** start of Information given **

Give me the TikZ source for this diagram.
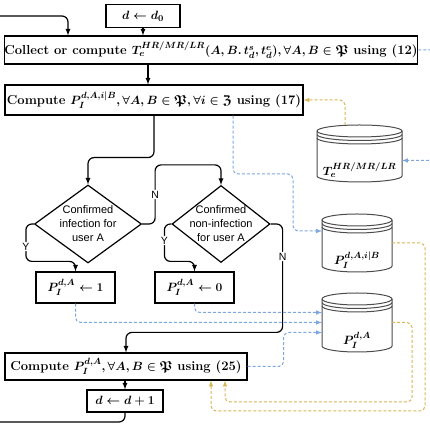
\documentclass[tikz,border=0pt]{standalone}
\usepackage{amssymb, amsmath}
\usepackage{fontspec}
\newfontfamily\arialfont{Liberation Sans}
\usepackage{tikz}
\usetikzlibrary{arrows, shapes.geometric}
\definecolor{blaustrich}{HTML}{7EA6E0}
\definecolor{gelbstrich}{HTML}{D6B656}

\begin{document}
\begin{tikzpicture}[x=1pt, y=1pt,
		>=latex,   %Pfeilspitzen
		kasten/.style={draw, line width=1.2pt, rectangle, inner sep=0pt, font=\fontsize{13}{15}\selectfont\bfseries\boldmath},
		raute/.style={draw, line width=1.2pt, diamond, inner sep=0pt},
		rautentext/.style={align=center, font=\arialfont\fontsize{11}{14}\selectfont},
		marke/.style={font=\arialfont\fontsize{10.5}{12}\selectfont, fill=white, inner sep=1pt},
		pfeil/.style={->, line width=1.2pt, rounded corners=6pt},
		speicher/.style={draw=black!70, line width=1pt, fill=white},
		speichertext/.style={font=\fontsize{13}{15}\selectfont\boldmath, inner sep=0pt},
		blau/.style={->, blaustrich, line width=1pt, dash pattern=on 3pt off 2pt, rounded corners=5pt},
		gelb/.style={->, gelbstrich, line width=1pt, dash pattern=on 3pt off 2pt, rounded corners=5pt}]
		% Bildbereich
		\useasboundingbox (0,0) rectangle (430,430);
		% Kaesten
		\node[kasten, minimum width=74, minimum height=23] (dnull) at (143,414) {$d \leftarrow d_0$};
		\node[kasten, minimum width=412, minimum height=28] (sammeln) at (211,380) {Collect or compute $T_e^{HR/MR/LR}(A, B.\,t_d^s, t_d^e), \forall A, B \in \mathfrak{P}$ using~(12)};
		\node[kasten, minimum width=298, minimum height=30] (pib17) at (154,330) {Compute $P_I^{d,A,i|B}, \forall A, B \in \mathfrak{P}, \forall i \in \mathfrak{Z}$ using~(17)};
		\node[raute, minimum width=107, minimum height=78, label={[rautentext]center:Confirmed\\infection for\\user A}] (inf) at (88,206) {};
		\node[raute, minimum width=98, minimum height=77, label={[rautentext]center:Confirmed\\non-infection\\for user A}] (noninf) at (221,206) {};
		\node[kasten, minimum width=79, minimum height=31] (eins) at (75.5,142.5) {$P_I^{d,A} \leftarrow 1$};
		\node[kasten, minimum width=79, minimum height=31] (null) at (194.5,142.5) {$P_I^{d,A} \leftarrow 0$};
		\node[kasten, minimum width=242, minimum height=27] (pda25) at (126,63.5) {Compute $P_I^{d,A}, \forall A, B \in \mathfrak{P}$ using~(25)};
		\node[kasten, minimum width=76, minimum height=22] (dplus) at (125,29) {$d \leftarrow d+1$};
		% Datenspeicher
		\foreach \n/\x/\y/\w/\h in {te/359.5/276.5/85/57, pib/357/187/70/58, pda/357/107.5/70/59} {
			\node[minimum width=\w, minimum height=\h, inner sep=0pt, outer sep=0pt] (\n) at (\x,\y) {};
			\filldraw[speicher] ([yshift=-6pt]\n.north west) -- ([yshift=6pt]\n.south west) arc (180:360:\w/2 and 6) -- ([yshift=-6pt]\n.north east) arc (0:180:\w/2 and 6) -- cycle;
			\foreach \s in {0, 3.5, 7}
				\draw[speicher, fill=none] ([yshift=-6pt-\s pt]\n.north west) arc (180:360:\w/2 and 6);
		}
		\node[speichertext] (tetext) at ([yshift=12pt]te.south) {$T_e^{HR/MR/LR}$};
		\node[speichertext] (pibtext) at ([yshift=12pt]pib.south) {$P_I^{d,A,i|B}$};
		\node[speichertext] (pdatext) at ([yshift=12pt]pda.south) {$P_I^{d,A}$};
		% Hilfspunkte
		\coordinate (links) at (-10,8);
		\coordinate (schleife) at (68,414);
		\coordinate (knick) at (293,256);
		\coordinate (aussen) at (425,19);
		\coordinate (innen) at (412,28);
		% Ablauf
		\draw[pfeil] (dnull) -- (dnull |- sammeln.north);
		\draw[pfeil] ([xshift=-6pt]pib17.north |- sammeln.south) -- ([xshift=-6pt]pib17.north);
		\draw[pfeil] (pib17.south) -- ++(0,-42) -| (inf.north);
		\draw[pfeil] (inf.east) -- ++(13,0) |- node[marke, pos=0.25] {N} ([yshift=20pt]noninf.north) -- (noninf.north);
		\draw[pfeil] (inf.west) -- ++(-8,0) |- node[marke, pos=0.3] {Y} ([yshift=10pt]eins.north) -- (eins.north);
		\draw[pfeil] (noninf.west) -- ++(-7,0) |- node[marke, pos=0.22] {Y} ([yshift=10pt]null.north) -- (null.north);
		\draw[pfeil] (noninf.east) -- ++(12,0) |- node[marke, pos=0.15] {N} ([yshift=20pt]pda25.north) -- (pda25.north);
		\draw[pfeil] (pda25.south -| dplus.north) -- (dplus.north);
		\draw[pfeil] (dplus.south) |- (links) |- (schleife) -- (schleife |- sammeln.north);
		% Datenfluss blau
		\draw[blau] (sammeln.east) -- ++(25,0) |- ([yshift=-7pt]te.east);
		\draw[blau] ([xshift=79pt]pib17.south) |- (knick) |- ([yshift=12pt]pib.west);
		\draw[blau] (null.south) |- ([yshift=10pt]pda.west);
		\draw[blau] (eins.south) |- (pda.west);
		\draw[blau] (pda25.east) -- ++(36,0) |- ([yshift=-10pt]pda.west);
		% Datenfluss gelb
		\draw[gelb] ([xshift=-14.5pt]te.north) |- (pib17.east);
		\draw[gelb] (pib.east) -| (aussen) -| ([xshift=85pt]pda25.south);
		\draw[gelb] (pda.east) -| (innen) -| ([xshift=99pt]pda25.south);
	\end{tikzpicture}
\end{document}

** end of Information given **
** start of Information given **

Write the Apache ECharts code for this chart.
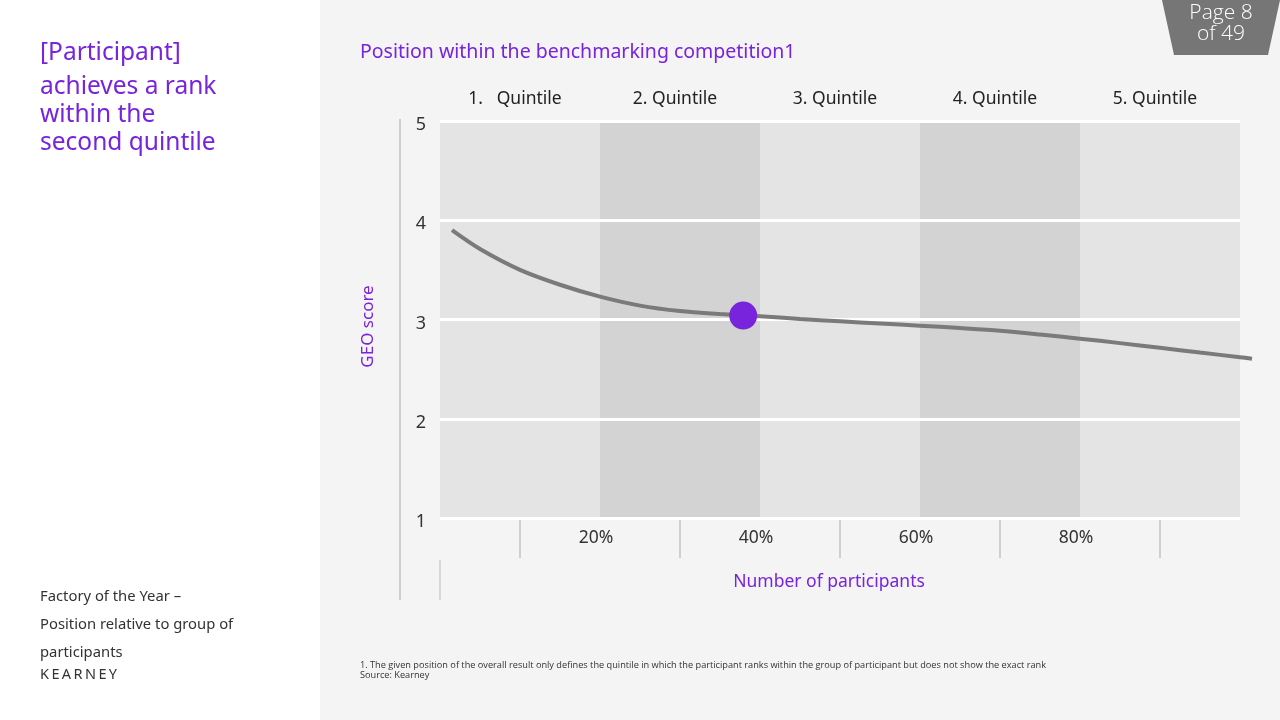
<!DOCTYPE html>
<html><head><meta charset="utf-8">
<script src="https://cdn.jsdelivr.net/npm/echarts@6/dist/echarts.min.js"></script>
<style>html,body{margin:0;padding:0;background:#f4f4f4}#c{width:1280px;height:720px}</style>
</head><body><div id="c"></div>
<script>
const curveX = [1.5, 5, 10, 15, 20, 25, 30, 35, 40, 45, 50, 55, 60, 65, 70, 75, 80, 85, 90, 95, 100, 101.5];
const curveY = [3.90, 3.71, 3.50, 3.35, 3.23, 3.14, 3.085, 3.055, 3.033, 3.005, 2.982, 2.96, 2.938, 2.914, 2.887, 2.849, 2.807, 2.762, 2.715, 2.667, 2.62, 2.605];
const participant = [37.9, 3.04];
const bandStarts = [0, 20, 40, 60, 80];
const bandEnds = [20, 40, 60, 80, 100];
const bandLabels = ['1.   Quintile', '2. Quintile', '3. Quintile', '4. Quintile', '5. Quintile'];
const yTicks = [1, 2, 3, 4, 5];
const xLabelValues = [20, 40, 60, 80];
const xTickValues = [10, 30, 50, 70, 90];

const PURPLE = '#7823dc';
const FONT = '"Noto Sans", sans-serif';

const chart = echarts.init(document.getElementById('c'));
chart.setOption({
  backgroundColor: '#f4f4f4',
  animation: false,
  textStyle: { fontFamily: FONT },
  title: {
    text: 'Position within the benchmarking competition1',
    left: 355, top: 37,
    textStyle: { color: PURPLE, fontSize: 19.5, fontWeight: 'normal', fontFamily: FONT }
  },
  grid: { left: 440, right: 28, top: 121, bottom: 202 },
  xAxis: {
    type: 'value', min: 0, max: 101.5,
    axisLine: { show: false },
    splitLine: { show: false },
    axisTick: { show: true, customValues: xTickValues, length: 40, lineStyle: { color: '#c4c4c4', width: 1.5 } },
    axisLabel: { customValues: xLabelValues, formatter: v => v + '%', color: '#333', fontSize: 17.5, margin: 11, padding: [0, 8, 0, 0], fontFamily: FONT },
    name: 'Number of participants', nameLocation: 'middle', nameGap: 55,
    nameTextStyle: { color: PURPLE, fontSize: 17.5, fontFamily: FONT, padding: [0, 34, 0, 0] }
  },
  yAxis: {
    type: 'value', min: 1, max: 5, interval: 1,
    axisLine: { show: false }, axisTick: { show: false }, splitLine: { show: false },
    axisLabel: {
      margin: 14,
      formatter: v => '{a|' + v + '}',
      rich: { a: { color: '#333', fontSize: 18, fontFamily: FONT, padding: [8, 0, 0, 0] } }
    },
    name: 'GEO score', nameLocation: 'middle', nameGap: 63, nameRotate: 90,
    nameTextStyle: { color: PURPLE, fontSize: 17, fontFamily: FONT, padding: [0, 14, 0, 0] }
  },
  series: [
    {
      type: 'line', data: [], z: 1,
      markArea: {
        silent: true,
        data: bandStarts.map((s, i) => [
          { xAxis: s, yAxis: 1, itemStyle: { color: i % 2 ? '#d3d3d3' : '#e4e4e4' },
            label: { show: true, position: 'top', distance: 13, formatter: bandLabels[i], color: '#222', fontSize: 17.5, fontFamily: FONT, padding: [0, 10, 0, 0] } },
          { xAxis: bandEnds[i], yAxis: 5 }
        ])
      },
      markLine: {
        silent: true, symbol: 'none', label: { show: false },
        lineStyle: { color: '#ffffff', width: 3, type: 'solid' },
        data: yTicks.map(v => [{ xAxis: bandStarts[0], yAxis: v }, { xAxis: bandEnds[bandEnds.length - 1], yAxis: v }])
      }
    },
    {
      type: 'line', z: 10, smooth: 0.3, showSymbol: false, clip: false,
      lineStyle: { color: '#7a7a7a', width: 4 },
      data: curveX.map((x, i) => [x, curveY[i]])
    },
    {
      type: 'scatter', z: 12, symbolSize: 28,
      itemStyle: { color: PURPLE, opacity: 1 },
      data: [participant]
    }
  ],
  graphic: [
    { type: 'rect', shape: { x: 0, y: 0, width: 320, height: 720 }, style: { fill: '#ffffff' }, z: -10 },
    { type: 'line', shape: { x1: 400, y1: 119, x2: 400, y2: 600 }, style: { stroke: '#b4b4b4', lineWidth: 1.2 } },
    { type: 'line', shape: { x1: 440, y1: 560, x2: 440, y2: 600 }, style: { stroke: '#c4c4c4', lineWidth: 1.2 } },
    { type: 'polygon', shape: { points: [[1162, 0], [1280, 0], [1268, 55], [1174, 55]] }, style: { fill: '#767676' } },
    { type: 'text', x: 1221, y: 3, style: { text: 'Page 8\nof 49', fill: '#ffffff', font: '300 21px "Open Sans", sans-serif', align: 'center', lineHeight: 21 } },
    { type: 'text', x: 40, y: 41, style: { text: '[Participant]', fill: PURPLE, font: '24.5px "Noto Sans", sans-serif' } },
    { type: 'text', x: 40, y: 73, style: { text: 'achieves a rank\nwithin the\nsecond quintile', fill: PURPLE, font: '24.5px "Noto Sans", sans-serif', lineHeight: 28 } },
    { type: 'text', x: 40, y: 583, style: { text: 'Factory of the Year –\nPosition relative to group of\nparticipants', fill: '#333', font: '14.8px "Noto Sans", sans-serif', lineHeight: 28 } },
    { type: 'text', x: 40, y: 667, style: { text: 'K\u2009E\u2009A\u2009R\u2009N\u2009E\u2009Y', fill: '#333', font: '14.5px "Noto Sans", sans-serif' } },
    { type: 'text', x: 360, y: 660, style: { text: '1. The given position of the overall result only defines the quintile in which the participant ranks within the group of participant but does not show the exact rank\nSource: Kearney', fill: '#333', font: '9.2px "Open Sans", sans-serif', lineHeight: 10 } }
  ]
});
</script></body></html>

** end of Information given **

Stated goal – Copy out each line of the data where the string "this" appears.

Exercise result –
Give me the TikZ source for this diagram.
Write the Apache ECharts code for this chart.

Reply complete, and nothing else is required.